Green MP diagnosed with MS

Golriz Ghahraman. Photo: RNZ
Golriz Ghahraman. Photo: RNZ
Green MP Golriz Ghahraman has revealed she has been diagnosed with multiple sclerosis and hopes to remove some of the stigma around the disease.

Ghahraman said she first learned of her diagnosis two years ago when she began to lose sight in one eye.

Multiple Sclerosis - or MS - is a disorder of the central nervous system and can affect the brain, spinal cord and optic nerves.

Ghahraman, who is in her late 30s, told Morning Report it was frightening when she began to lose sight, but hoped it would resolve on its own.

"I'm one of those people who thought 'she'll be right' and didn't go see a doctor and kept turning up to work. Eventually, my colleagues said after this sitting week, you're going to the hospital."

She said MS affects people differently and hers was one of the more alarming ones.

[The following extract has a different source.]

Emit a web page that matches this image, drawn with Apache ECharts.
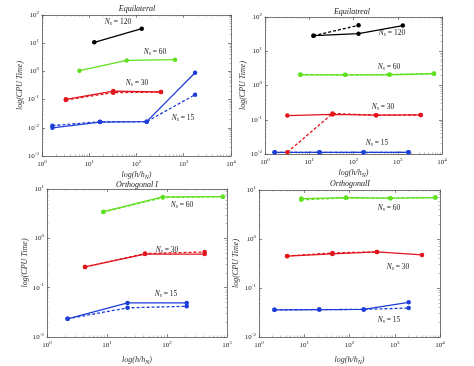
<!DOCTYPE html>
<html><head><meta charset="utf-8">
<script src="https://cdn.jsdelivr.net/npm/echarts@6/dist/echarts.min.js"></script>
<style>html,body{margin:0;padding:0;background:#fff}#c{width:474px;height:366px}</style>
</head><body><div id="c"></div>
<script>
// ---- Data ----
// Panel 1: Equilateral
const p1_x15 = [1.66, 16.9, 164, 1735];
const p1_y15_solid = [0.0100, 0.0160, 0.0165, 0.90];
const p1_y15_dash  = [0.0119, 0.0165, 0.0165, 0.15];
const p1_x30 = [3.2, 32.3, 330];
const p1_y30_solid = [0.102, 0.200, 0.186];
const p1_y30_dash  = [0.097, 0.176, 0.186];
const p1_x60 = [6.2, 62, 653];
const p1_y60_solid = [1.06, 2.45, 2.6];
const p1_x120 = [12.8, 129];
const p1_y120_solid = [10.7, 32.7];
// Panel 2: Equilatreal
const p2_x15 = [1.65, 17, 169, 1750];
const p2_y15_solid = [0.0112, 0.0112, 0.0112, 0.0112];
const p2_y15_dash  = [0.0112, 0.0112, 0.0112, 0.0112];
const p2_x30 = [3.2, 33.6, 325, 3300];
const p2_y30_solid = [0.132, 0.143, 0.136, 0.138];
const p2_y30_dash  = [0.0112, 0.152, 0.136, 0.138];
const p2_x60 = [6.3, 65, 650, 6600];
const p2_y60_solid = [2.05, 2.05, 2.05, 2.2];
const p2_y60_dash  = [2.1, 2.05, 2.1, 2.25];
const p2_x120 = [12.5, 130, 1300];
const p2_y120_solid = [28.5, 32.6, 56];
const p2_x120_dash = [12.5, 130];
const p2_y120_dash = [28.5, 57];
// Panel 3: Orthogonal I
const p3_x15 = [2.2, 22, 213];
const p3_y15_solid = [0.0234, 0.049, 0.049];
const p3_y15_dash  = [0.0234, 0.039, 0.042];
const p3_x30 = [4.3, 43, 425];
const p3_y30_solid = [0.263, 0.48, 0.48];
const p3_y30_dash  = [0.263, 0.49, 0.53];
const p3_x60 = [8.7, 85, 850];
const p3_y60_solid = [3.47, 6.9, 7.0];
const p3_y60_dash  = [3.4, 6.7, 7.0];
// Panel 4: OrthogonalI
const p4_x15 = [2.2, 21.5, 206, 2030];
const p4_y15_solid = [0.0358, 0.0362, 0.0366, 0.051];
const p4_y15_dash  = [0.0358, 0.0362, 0.0366, 0.039];
const p4_x30 = [4.2, 42, 405, 4000];
const p4_y30_solid = [0.446, 0.497, 0.545, 0.474];
const p4_y30_dash  = [0.45, 0.52, 0.545];
const p4_x60 = [8.6, 84, 800, 7900];
const p4_y60_solid = [6.67, 7.0, 6.8, 7.0];
const p4_y60_dash  = [6.3, 6.9, 6.8, 7.0];

const titles = ['Equilateral', 'Equilatreal', 'Orthogonal I', 'OrthogonalI'];
const xRanges = [[1, 1e4], [1, 1e4], [1, 1e3], [1, 1e4]];
const yRanges = [[1e-3, 1e2], [1e-2, 1e2], [1e-2, 1e1], [1e-2, 1e1]];

// ---- Layout / style ----
const grids = [
  {left: 42, top: 15, width: 189, height: 141},
  {left: 265, top: 17, width: 177, height: 137},
  {left: 47, top: 189, width: 180, height: 148},
  {left: 259, top: 190, width: 181, height: 148}
];
const C = {k: '#000000', g: '#5fe01e', r: '#e3141c', b: '#1d3dd8'};
const FONT = 'Liberation Serif';

function tickFmt(v) {
  const e = Math.round(Math.log10(v));
  return '{b|10}{s|' + e + '}';
}
const tickRich = {
  b: {fontFamily: FONT, fontSize: 7, color: '#222'},
  s: {fontFamily: FONT, fontSize: 5, color: '#222', padding: [0, 0, 5, 0]}
};

const xAxes = [], yAxes = [];
grids.forEach((g, i) => {
  const common = {type: 'log', logBase: 10, gridIndex: i,
    axisLine: {show: true, lineStyle: {color: '#555', width: 0.8}},
    axisTick: {show: true, inside: true, length: 3, lineStyle: {color: '#555', width: 0.7}},
    minorTick: {show: true, splitNumber: 9, length: 1.5, lineStyle: {color: '#777', width: 0.5}},
    splitLine: {show: false}};
  xAxes.push(Object.assign({}, common, {position: 'bottom', min: xRanges[i][0], max: xRanges[i][1],
    axisLabel: {formatter: tickFmt, rich: tickRich, margin: 3},
    name: '{t|log(h/h}{u|N}{t|)}', nameLocation: 'middle', nameGap: (i < 2 ? 14 : 18),
    nameTextStyle: {rich: {t: {fontFamily: FONT, fontStyle: 'italic', fontSize: 8, color: '#333'},
      u: {fontFamily: FONT, fontStyle: 'italic', fontSize: 6, color: '#333', padding: [4, 0, 0, 0]}}}}));
  xAxes.push(Object.assign({}, common, {position: 'top', min: xRanges[i][0], max: xRanges[i][1],
    axisLabel: {show: false}}));
  yAxes.push(Object.assign({}, common, {position: 'left', min: yRanges[i][0], max: yRanges[i][1],
    axisLabel: {formatter: tickFmt, rich: tickRich, margin: 3},
    name: 'log(CPU Time)', nameLocation: 'middle', nameGap: (i === 0 ? 16 : i === 1 ? 18 : i === 2 ? 18 : 19),
    nameTextStyle: {fontFamily: FONT, fontStyle: 'italic', fontSize: 8, color: '#333'}}));
  yAxes.push(Object.assign({}, common, {position: 'right', min: yRanges[i][0], max: yRanges[i][1],
    axisLabel: {show: false}}));
});

function line(gi, xs, ys, color, dashed) {
  return {type: 'line', xAxisIndex: gi * 2, yAxisIndex: gi * 2,
    data: ys.map((y, k) => [xs[k], y]),
    symbol: 'circle', symbolSize: 4.5, showSymbol: true,
    lineStyle: {color: color, width: 1.3, type: dashed ? [3, 2] : 'solid'},
    itemStyle: {color: color}, silent: true, animation: false, z: dashed ? 3 : 2};
}

const series = [
  line(0, p1_x15, p1_y15_solid, C.b, false), line(0, p1_x15, p1_y15_dash, C.b, true),
  line(0, p1_x30, p1_y30_solid, C.r, false), line(0, p1_x30, p1_y30_dash, C.r, true),
  line(0, p1_x60, p1_y60_solid, C.g, false),
  line(0, p1_x120, p1_y120_solid, C.k, false),

  line(1, p2_x15, p2_y15_solid, C.b, false), line(1, p2_x15, p2_y15_dash, C.b, true),
  line(1, p2_x30, p2_y30_solid, C.r, false), line(1, p2_x30, p2_y30_dash, C.r, true),
  line(1, p2_x60, p2_y60_solid, C.g, false), line(1, p2_x60, p2_y60_dash, C.g, true),
  line(1, p2_x120, p2_y120_solid, C.k, false), line(1, p2_x120_dash, p2_y120_dash, C.k, true),

  line(2, p3_x15, p3_y15_solid, C.b, false), line(2, p3_x15, p3_y15_dash, C.b, true),
  line(2, p3_x30, p3_y30_solid, C.r, false), line(2, p3_x30, p3_y30_dash, C.r, true),
  line(2, p3_x60, p3_y60_solid, C.g, false), line(2, p3_x60, p3_y60_dash, C.g, true),

  line(3, p4_x15, p4_y15_solid, C.b, false), line(3, p4_x15, p4_y15_dash, C.b, true),
  line(3, p4_x30, p4_y30_solid, C.r, false), line(3, p4_x30, p4_y30_dash, C.r, true),
  line(3, p4_x60, p4_y60_solid, C.g, false), line(3, p4_x60, p4_y60_dash, C.g, true)
];

// annotations: [N_s value, px, py]
const notes = [
  ['120', 118, 22], ['60', 155, 52], ['30', 137, 83], ['15', 183, 118],
  ['120', 392, 33], ['60', 389, 67], ['30', 383, 107], ['15', 377, 143],
  ['60', 182, 205], ['30', 167, 250], ['15', 166, 294],
  ['60', 389, 208], ['30', 398, 267], ['15', 389, 320]
];
const noteRich = {
  n: {fontFamily: FONT, fontStyle: 'italic', fontSize: 7.5, fill: '#222'},
  s: {fontFamily: FONT, fontStyle: 'italic', fontSize: 5.5, fill: '#222', padding: [4, 0, 0, 0]},
  e: {fontFamily: FONT, fontSize: 7.5, fill: '#222'}
};
const graphic = notes.map(n => ({type: 'text', x: n[1], y: n[2], silent: true,
  style: {text: '{n|N}{s|s}{e| = ' + n[0] + '}', rich: noteRich, align: 'center', verticalAlign: 'middle'}}));
const titlePos = [[137, 9], [352, 12], [137, 185], [350, 184]];
titles.forEach((t, i) => graphic.push({type: 'text', x: titlePos[i][0], y: titlePos[i][1], silent: true,
  style: {text: t, fontFamily: FONT, fontStyle: 'italic', fontSize: 8, fill: '#222', align: 'center', verticalAlign: 'middle'}}));

const chart = echarts.init(document.getElementById('c'), null, {renderer: 'canvas'});
chart.setOption({
  animation: false,
  backgroundColor: '#ffffff',
  grid: grids.map(g => Object.assign({containLabel: false}, g)),
  xAxis: xAxes, yAxis: yAxes, series: series, graphic: graphic
});
</script></body></html>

"You think, is this going to become a constant in my life, will I lose vision completely. But I had this incredible access to care and everyone in the hospital kept me calm and kept telling me that it's an illness that people can live with it really well - which has been my experience over the last couple of years."

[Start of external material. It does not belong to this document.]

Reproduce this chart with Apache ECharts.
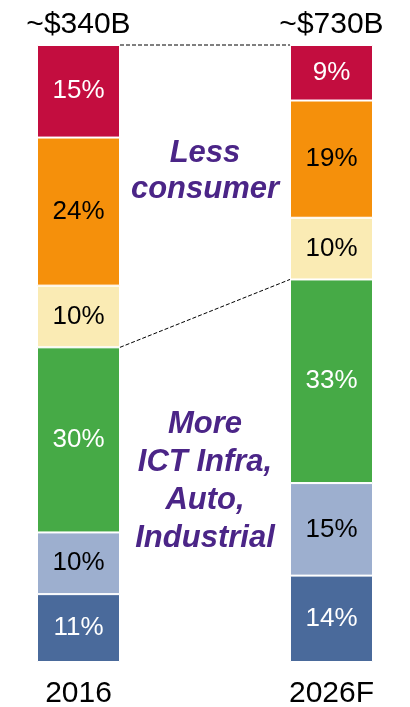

Ghahraman said there was an initial period of shock which she got through by connecting with fellow sufferers.

"Eventually, once I felt like I had a handle on what it was to live with MS, I realised there's a stigma and maybe that's a little bit unfair."

She said people in the community told her about their fears of speaking out publicly about their diagnosis for fear they could miss out on jobs or promotions.

"I just thought, wow, we need to talk about this.

"There is a stigma and maybe that's stopping us from having that sense of equality to care and to be treated as who we actually still are.

"After the diagnosis, I thought might help to have someone that's in the public eye and doing work that's considered demanding while living with MS."

She said the other thing she realised was that, while lucky to live in a country where people have access to healthcare, there are major challenges the health system faces.

"But, our healthcare system is very under-resourced in different ways. So, while we have all these incredible nurses and doctors running around and trying to do their best with what they have, for MS sufferers at least, for me there was a huge waitlist for the MRI scan I needed just to get the diagnosis.

"All these are things we kind of know, but we don't know until we've lived it and lived with the anxiety of trying to manoeuvre through the health system, so that's the other thing I thought we needed to talk about more."

Ghahraman grew up in Iran, before fleeing to New Zealand with her family as a 9-year-old seeking political asylum.

She became a Green Party MP in 2017, the first former refugee to be elected to New Zealand's Parliament.

Before politics she earned a Master's degree at Oxford University in International Human Rights Law, and was a human rights and constitutional lawyer for 12 years, having worked in Africa, The Hague and Cambodia.